Whelan still wants to see further progress, fully aware that a knockout clash against a Liam MacCarthy cup side has also been secured. “We’re always looking for progression,” the Borris-in-Ossory man admits.

“We’re not where we want to be yet. We’re a developing team and there’s a lot to work on. It’s a credit to the lads that are doing all the work between management and players. The players especially are open to the challenges that the management have put to us and how they want to implement their style of hurling.”

Laois' Matthew Whelan in Allianz Hurling League Division 1B action against Dublin's John Hetherton.

Laois' Matthew Whelan in Allianz Hurling League Division 1B action against Dublin's John Hetherton.

The topic of hurling styles can be a thorny one these days as traditionalists rail against the gradual decline of old-fashioned man-on-man hurling, but even though Whelan cuts an imposing figure and would relish taking on an opponent in a succession of physical battles for 50/50 ball, he accepts that hurling has moved on.

Under Seamus Plunkett, Laois were one of the first sides to start developing a possession-based game, and he’s happy that Eddie Brennan and his selectors have continued to stress the importance of using the sliothar wisely, as part of an overall game plan.

“The men that are over us now at the moment are new enough to intercounty and they have fresh ideas.

“But from their own time from playing with their own counties, with Niall (Corcoran) with Dublin, Eddie with Kilkenny and Tommy (Fitzgerald) here in Laois, they all have their own unique thoughts. They’ve experienced the game at a high level and they’re bringing their own methods to it and trying to perfect it as they go along.

“Like every team nowadays we’re trying to use possession a lot more. Everyone is looking not to hit aimless ball into the forwards anymore, it’s about trying to set-up a platform more against teams, especially when they are attacking. When you compare yourself against the likes of Limerick and Waterford in recent years, maybe not this year, they’re all using possession a lot more intently. Teams don’t aimlessly hit the ball up the field. It’s about copying a little bit from gaelic football now and playing more of a percentages game.

“You go back to the old traditions of hurling, the competitive spirit of it, the tackling and the accountability of forwards putting pressure on backs and clearing the ball, that’s all still very much part of it, and we’ve been left under no illusion that every man still has to take responsibility for their own direct opponent and their own duties. It’s just that the game’s evolving more now.

“It requires more from players than ever to be comfortable on the ball and not puck the ball aimlessly down the field and giving 50/50 balls in on top of your forwards”.
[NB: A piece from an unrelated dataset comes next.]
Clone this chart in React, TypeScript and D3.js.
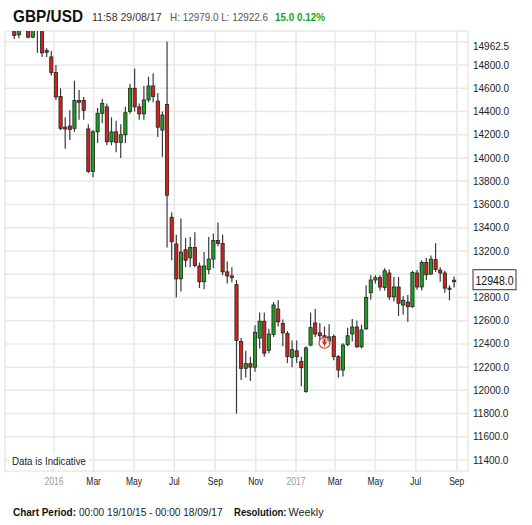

Historically, Laois hurling was built around a more competitive, traditional approach. Whelan would have grown up hearing of the exploits of some real legends of the game, men like Pat Critchley and PJ Cuddy, who backboned some superb Laois teams. Different times now, and Whelan feels that this current Laois group is built to play a different way.

“We would have grown up with teams from the 80’s and hearing about how physical their style of play was,” Whelan states.

“But when you look at the physical makeup of those players, they were hugely imposing players at that time. But when you compare that to the team we have today, ours is more speed-based. Now, we still have good size players, but I would count it as a very fast team and very mobile. They’re well able to get around the field. That’s what suits us now, and it’s been working well so far.

“And regardless of how little it might matter in terms of qualification for a final, I really want us to keep that going against Westmeath in Portlaoise and that we go to Croke Park on the back of four wins in a row.”